┏━━

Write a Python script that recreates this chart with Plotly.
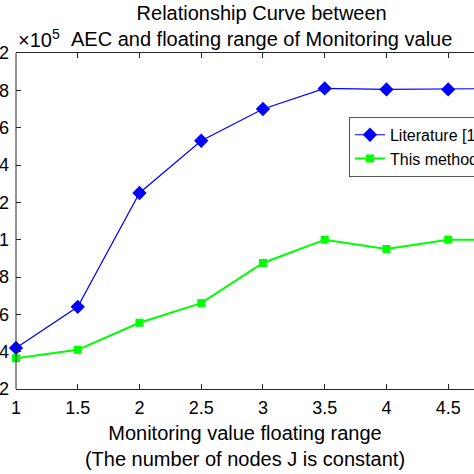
import plotly.graph_objects as go

# monitoring value floating range
x_vals = [1, 1.5, 2, 2.5, 3, 3.5, 4, 4.5, 5]
# AEC values (x10^5)
literature = [0.42, 0.64, 1.25, 1.53, 1.70, 1.81, 1.805, 1.805, 1.81]
this_method = [0.365, 0.41, 0.555, 0.66, 0.875, 1.0, 0.95, 1.0, 1.0]

x_ticks = [1, 1.5, 2, 2.5, 3, 3.5, 4, 4.5]
x_labels = ["1", "1.5", "2", "2.5", "3", "3.5", "4", "4.5"]
y_ticks = [0.2, 0.4, 0.6, 0.8, 1.0, 1.2, 1.4, 1.6, 1.8, 2.0]
y_labels = ["0.2", "0.4", "0.6", "0.8", "1", "1.2", "1.4", "1.6", "1.8", "2"]

font = "Liberation Sans, Arial, sans-serif"
axis_col = "#262626"

fig = go.Figure()

fig.add_trace(go.Scatter(
    x=x_vals, y=literature, name="Literature [12]",
    mode="lines+markers", cliponaxis=False,
    line=dict(color="#0000ff", width=1.2),
    marker=dict(symbol="diamond", size=11, color="#0000ff"),
))
fig.add_trace(go.Scatter(
    x=x_vals, y=this_method, name="This method",
    mode="lines+markers", cliponaxis=False,
    line=dict(color="#00ff00", width=2),
    marker=dict(symbol="square", size=8, color="#00ff00"),
))

fig.update_layout(
    width=474, height=474,
    margin=dict(l=16, r=0, t=53, b=85, autoexpand=False),
    plot_bgcolor="white", paper_bgcolor="white",
    font=dict(family=font, size=18, color="black"),
    showlegend=True,
    legend=dict(
        x=0.727, y=0.81, xanchor="left", yanchor="top",
        bordercolor="#555555", borderwidth=1, bgcolor="white",
        font=dict(size=16), tracegroupgap=0,
    ),
    annotations=[
        dict(text="Relationship Curve between<br>AEC and floating range of Monitoring value",
             xref="paper", yref="paper", x=0.535, y=1, xanchor="center", yanchor="bottom",
             showarrow=False, font=dict(size=20), yshift=1),
        dict(text="×10<sup>5</sup>", xref="paper", yref="paper",
             x=0, y=1, xanchor="left", yanchor="bottom", showarrow=False,
             font=dict(size=20), yshift=0),
    ],
    # left spine drawn as a shape so the tick labels can sit close to it
    shapes=[dict(type="line", xref="paper", yref="paper", x0=0, x1=0, y0=0, y1=1,
                 line=dict(color=axis_col, width=1), layer="above")],
    xaxis=dict(
        range=[1, 4.709], tickvals=x_ticks, ticktext=x_labels,
        showline=True, linecolor=axis_col, linewidth=1, mirror="ticks",
        ticks="inside", ticklen=5, tickcolor=axis_col,
        showgrid=False, zeroline=False, automargin=False,
        ticklabelstandoff=2,
        title=dict(text="Monitoring value floating range<br>(The number of nodes J is constant)",
                   font=dict(size=20), standoff=9),
    ),
    yaxis=dict(
        range=[0.2, 2.0], tickvals=y_ticks, ticktext=y_labels,
        showline=False,
        ticks="inside", ticklen=5, tickcolor=axis_col,
        showgrid=False, zeroline=False, automargin=False,
        ticklabelstandoff=6,
    ),
)

# the figure fills the whole window, like the cropped original
fig.write_html("out.html", config={"displayModeBar": False},
               post_script="document.body.style.margin = '0';")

┗━━

*What you are asked to do:*
The lines from the top of the data above through the one holding "fig = go.Figure()" are to be repeated exactly, and only those, with no pictures.

*Answer in full:*
Write a Python script that recreates this chart with Plotly.
import plotly.graph_objects as go

# monitoring value floating range
x_vals = [1, 1.5, 2, 2.5, 3, 3.5, 4, 4.5, 5]
# AEC values (x10^5)
literature = [0.42, 0.64, 1.25, 1.53, 1.70, 1.81, 1.805, 1.805, 1.81]
this_method = [0.365, 0.41, 0.555, 0.66, 0.875, 1.0, 0.95, 1.0, 1.0]

x_ticks = [1, 1.5, 2, 2.5, 3, 3.5, 4, 4.5]
x_labels = ["1", "1.5", "2", "2.5", "3", "3.5", "4", "4.5"]
y_ticks = [0.2, 0.4, 0.6, 0.8, 1.0, 1.2, 1.4, 1.6, 1.8, 2.0]
y_labels = ["0.2", "0.4", "0.6", "0.8", "1", "1.2", "1.4", "1.6", "1.8", "2"]

font = "Liberation Sans, Arial, sans-serif"
axis_col = "#262626"

fig = go.Figure()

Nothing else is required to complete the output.